◆ **GIVEN INSTRUCTION**: Start with the line that contains "What TikZ code" and end with the line that contains "at (737, 62)"; retype those lines and the ones between them exactly, without any pictures.

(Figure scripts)

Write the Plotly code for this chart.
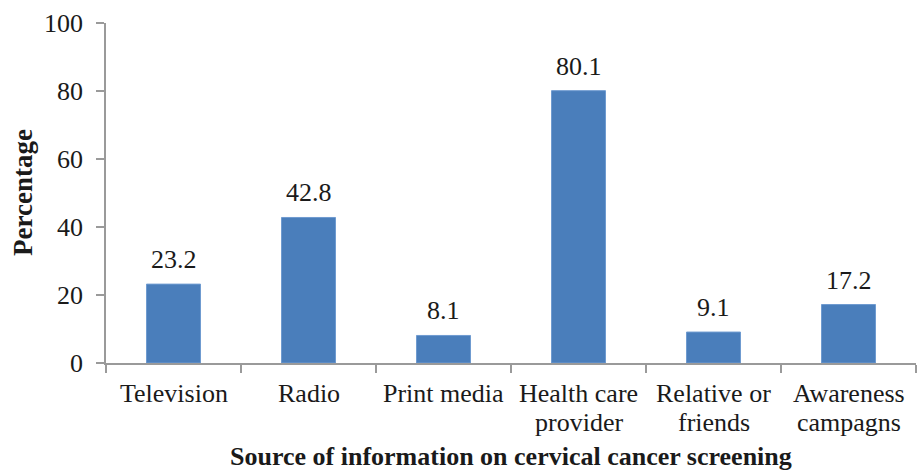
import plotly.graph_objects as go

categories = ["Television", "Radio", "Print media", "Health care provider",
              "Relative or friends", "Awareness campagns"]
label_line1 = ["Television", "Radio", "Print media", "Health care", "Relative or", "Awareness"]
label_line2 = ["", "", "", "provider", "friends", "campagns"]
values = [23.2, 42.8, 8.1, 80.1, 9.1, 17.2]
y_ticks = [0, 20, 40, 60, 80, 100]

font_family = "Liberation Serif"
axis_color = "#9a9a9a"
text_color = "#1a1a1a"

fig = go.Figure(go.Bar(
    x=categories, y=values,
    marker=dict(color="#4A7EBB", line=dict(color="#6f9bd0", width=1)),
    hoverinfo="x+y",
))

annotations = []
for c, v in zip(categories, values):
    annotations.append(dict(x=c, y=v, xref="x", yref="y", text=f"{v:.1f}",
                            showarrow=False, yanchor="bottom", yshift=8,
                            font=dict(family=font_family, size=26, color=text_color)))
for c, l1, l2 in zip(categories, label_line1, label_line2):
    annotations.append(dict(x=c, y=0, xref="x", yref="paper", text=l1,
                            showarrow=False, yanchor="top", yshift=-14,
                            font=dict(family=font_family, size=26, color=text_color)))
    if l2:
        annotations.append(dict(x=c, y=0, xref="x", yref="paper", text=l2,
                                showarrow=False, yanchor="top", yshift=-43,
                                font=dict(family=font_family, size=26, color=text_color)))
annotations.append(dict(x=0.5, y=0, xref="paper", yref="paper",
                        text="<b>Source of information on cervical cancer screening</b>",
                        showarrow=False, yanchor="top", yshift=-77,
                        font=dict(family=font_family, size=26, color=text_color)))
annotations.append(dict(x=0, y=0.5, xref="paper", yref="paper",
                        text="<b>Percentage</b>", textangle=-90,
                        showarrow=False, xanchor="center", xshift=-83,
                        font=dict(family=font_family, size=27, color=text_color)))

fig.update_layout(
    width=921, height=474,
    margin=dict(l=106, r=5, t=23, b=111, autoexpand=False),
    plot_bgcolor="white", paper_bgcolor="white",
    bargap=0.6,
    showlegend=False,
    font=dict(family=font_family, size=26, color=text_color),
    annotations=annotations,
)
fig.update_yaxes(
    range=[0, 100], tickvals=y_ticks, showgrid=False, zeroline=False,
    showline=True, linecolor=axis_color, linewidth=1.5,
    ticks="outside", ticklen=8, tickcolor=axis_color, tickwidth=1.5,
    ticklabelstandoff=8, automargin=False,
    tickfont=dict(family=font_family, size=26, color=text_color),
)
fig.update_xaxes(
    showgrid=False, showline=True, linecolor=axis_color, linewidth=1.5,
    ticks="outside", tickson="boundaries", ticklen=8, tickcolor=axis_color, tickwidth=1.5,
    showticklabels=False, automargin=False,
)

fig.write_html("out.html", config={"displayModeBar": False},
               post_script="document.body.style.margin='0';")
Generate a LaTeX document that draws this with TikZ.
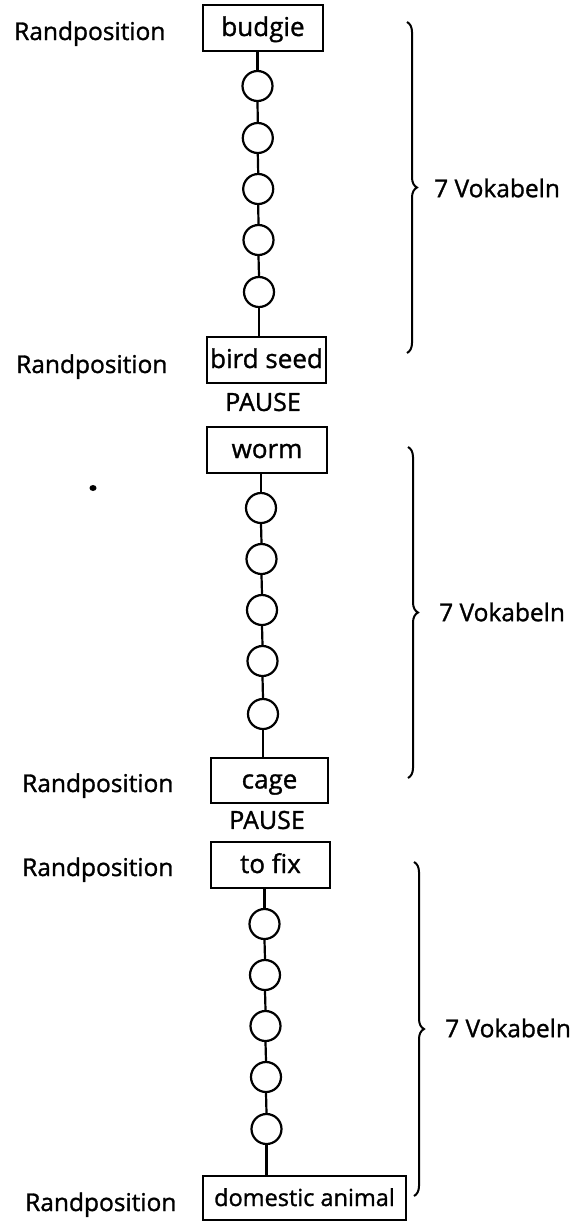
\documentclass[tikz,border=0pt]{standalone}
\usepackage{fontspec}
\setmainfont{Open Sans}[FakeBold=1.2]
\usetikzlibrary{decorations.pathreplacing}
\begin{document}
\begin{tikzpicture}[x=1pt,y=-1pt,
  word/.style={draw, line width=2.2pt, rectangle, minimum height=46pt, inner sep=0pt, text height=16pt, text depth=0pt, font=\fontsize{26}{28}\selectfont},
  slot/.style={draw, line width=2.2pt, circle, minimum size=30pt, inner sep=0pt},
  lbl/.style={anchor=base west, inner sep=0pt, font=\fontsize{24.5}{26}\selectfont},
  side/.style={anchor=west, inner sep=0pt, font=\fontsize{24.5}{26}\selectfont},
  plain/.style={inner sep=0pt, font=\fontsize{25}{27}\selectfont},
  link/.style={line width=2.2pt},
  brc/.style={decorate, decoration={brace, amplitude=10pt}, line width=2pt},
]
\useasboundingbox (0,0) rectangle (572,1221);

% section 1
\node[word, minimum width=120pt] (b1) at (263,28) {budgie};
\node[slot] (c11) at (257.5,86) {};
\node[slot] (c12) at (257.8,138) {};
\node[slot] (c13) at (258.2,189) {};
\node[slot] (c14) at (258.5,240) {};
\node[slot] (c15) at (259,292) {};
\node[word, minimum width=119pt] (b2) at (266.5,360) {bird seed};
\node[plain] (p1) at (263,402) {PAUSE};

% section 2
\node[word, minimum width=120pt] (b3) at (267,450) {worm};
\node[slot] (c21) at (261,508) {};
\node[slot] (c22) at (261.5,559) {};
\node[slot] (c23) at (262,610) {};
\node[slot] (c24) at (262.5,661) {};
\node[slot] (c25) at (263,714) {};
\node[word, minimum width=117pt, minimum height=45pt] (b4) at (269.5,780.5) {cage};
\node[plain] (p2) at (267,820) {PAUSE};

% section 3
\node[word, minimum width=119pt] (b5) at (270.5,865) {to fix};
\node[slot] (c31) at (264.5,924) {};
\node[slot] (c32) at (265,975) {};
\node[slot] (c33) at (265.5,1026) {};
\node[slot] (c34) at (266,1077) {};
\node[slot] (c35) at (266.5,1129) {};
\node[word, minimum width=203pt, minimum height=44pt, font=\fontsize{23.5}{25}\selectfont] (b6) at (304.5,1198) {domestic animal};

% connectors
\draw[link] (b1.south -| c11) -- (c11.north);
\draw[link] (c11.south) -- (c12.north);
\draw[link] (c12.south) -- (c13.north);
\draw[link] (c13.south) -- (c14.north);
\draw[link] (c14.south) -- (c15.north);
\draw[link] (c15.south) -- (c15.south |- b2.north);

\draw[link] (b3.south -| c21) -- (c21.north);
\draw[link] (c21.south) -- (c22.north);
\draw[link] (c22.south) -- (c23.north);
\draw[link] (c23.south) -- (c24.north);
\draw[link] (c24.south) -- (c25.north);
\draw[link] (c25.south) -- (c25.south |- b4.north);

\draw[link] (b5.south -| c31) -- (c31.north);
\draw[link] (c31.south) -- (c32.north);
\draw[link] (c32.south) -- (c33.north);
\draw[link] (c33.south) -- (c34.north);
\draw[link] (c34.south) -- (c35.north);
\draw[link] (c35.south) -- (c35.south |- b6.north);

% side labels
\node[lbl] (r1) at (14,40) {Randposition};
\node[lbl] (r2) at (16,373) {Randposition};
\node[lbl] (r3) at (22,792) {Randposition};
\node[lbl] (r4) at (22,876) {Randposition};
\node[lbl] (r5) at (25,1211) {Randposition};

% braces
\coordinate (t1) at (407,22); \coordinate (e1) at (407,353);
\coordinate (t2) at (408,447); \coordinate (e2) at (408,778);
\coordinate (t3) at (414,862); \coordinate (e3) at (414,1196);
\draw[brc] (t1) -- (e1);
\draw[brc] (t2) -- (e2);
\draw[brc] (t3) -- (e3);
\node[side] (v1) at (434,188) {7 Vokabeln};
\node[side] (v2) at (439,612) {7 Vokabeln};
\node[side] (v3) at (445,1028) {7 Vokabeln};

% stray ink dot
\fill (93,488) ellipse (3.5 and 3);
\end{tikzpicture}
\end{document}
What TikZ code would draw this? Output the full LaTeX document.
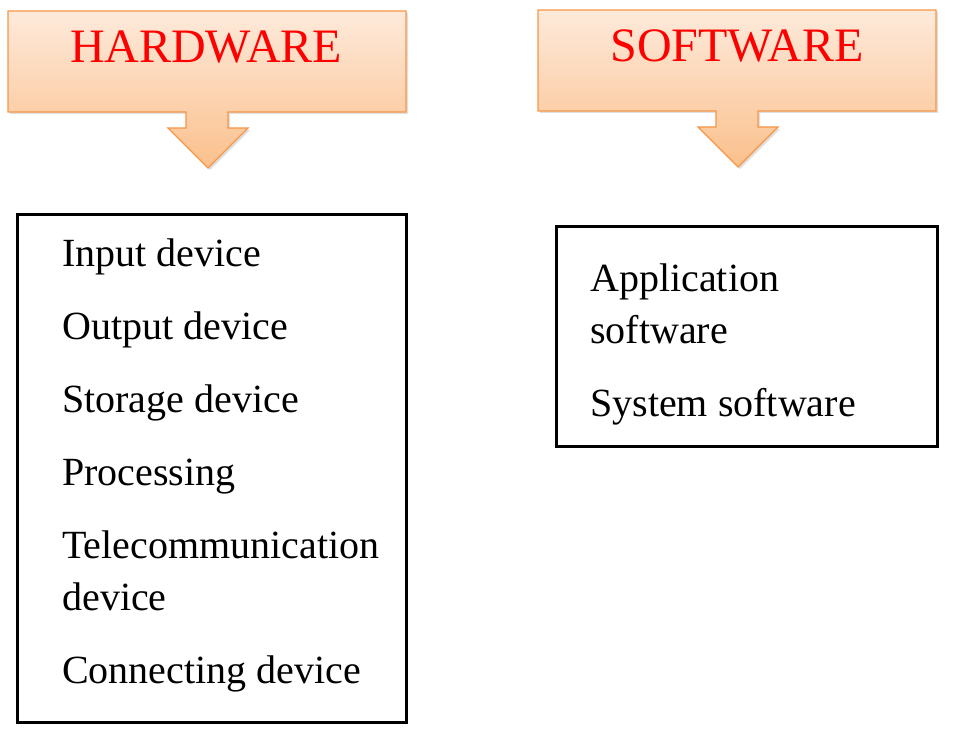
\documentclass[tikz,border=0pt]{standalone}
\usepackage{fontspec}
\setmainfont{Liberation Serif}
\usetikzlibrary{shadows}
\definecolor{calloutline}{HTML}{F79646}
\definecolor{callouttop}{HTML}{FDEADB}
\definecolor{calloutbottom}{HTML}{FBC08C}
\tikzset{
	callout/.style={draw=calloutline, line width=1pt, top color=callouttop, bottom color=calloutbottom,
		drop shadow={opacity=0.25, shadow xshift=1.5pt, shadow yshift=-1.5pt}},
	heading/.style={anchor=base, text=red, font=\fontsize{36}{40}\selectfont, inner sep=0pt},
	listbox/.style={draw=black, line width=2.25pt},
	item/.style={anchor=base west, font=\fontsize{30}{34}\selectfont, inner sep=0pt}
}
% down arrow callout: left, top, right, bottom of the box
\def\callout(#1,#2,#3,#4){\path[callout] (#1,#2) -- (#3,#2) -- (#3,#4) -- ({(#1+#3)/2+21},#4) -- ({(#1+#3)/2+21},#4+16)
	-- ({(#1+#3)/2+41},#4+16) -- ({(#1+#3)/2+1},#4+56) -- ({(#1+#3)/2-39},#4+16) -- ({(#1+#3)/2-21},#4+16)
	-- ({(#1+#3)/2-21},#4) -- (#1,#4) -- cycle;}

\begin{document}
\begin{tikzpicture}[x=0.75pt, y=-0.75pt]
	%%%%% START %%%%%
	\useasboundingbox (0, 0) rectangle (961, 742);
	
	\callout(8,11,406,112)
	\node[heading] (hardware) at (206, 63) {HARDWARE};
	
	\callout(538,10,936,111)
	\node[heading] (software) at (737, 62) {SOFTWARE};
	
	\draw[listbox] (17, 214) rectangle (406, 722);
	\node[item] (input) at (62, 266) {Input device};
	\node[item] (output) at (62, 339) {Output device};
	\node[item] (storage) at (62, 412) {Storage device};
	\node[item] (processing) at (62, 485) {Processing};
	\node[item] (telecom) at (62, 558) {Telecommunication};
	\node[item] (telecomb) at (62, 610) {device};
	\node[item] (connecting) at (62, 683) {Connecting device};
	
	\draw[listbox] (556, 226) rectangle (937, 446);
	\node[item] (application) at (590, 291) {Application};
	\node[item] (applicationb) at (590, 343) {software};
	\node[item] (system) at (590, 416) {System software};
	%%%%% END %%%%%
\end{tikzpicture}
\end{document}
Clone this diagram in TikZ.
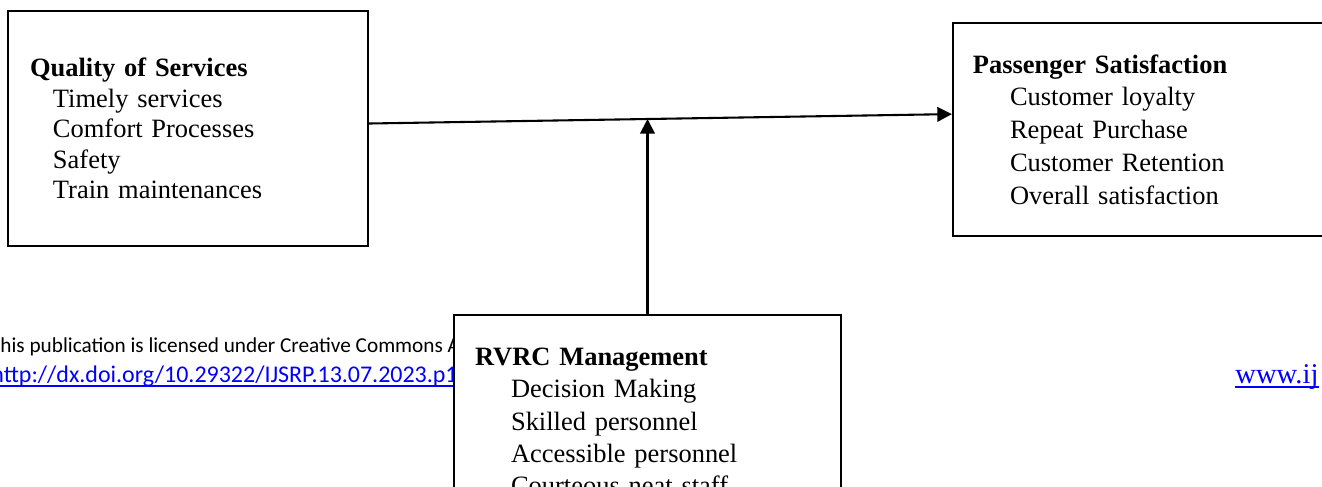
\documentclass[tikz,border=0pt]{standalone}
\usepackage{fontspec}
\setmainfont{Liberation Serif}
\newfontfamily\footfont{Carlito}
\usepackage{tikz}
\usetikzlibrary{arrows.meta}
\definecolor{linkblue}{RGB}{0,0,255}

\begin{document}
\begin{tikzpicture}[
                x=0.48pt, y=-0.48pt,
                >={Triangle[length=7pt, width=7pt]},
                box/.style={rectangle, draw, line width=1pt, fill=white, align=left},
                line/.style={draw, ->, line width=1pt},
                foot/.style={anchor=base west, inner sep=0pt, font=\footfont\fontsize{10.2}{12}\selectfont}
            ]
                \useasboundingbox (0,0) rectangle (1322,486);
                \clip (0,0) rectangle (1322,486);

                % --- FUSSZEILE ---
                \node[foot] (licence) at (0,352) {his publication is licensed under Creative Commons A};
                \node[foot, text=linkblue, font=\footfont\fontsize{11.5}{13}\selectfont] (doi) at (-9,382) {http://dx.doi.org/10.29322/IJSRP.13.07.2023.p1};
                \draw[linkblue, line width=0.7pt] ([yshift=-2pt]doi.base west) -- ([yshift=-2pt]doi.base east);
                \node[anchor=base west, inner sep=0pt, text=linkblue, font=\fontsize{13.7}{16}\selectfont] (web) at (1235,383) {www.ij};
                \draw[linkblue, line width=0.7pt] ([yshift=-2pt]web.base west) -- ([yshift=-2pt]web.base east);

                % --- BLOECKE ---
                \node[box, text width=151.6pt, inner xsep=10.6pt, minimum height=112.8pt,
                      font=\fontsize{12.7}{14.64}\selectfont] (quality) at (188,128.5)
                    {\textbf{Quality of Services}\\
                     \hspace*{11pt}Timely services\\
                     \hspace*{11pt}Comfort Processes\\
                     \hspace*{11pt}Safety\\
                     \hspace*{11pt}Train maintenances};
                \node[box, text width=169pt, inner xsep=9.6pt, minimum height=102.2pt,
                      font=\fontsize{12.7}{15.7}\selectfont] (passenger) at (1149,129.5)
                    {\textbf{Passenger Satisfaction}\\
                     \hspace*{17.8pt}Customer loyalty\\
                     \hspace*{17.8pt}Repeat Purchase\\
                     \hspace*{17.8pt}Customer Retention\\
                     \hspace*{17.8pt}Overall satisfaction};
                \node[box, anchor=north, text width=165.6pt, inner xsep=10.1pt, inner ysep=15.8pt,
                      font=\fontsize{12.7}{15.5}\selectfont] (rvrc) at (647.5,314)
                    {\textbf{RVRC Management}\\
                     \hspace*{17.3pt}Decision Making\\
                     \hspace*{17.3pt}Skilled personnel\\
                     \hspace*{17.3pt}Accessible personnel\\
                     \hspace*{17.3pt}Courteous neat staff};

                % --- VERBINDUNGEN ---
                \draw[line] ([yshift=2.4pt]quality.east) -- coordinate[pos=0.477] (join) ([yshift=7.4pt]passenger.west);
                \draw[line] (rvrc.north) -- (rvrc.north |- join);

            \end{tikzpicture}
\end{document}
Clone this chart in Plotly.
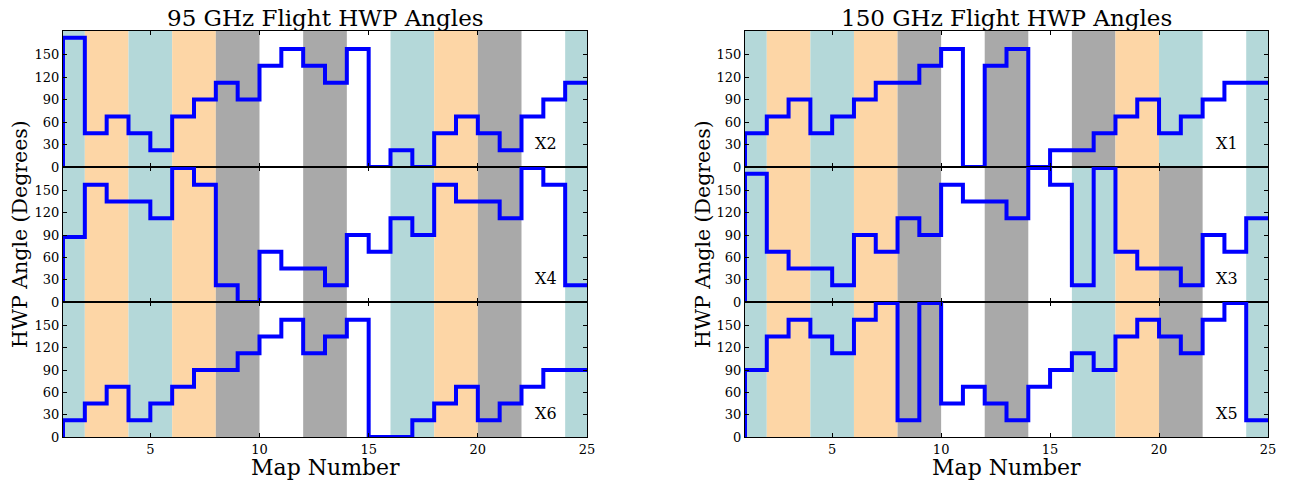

◆ **RESPONSE FOR THIS EXERCISE**:
What TikZ code would draw this? Output the full LaTeX document.
\documentclass[tikz,border=0pt]{standalone}
\usepackage{fontspec}
\setmainfont{Liberation Serif}
\usetikzlibrary{shadows}
\definecolor{calloutline}{HTML}{F79646}
\definecolor{callouttop}{HTML}{FDEADB}
\definecolor{calloutbottom}{HTML}{FBC08C}
\tikzset{
	callout/.style={draw=calloutline, line width=1pt, top color=callouttop, bottom color=calloutbottom,
		drop shadow={opacity=0.25, shadow xshift=1.5pt, shadow yshift=-1.5pt}},
	heading/.style={anchor=base, text=red, font=\fontsize{36}{40}\selectfont, inner sep=0pt},
	listbox/.style={draw=black, line width=2.25pt},
	item/.style={anchor=base west, font=\fontsize{30}{34}\selectfont, inner sep=0pt}
}
% down arrow callout: left, top, right, bottom of the box
\def\callout(#1,#2,#3,#4){\path[callout] (#1,#2) -- (#3,#2) -- (#3,#4) -- ({(#1+#3)/2+21},#4) -- ({(#1+#3)/2+21},#4+16)
	-- ({(#1+#3)/2+41},#4+16) -- ({(#1+#3)/2+1},#4+56) -- ({(#1+#3)/2-39},#4+16) -- ({(#1+#3)/2-21},#4+16)
	-- ({(#1+#3)/2-21},#4) -- (#1,#4) -- cycle;}

\begin{document}
\begin{tikzpicture}[x=0.75pt, y=-0.75pt]
	%%%%% START %%%%%
	\useasboundingbox (0, 0) rectangle (961, 742);
	
	\callout(8,11,406,112)
	\node[heading] (hardware) at (206, 63) {HARDWARE};
	
	\callout(538,10,936,111)
	\node[heading] (software) at (737, 62) {SOFTWARE};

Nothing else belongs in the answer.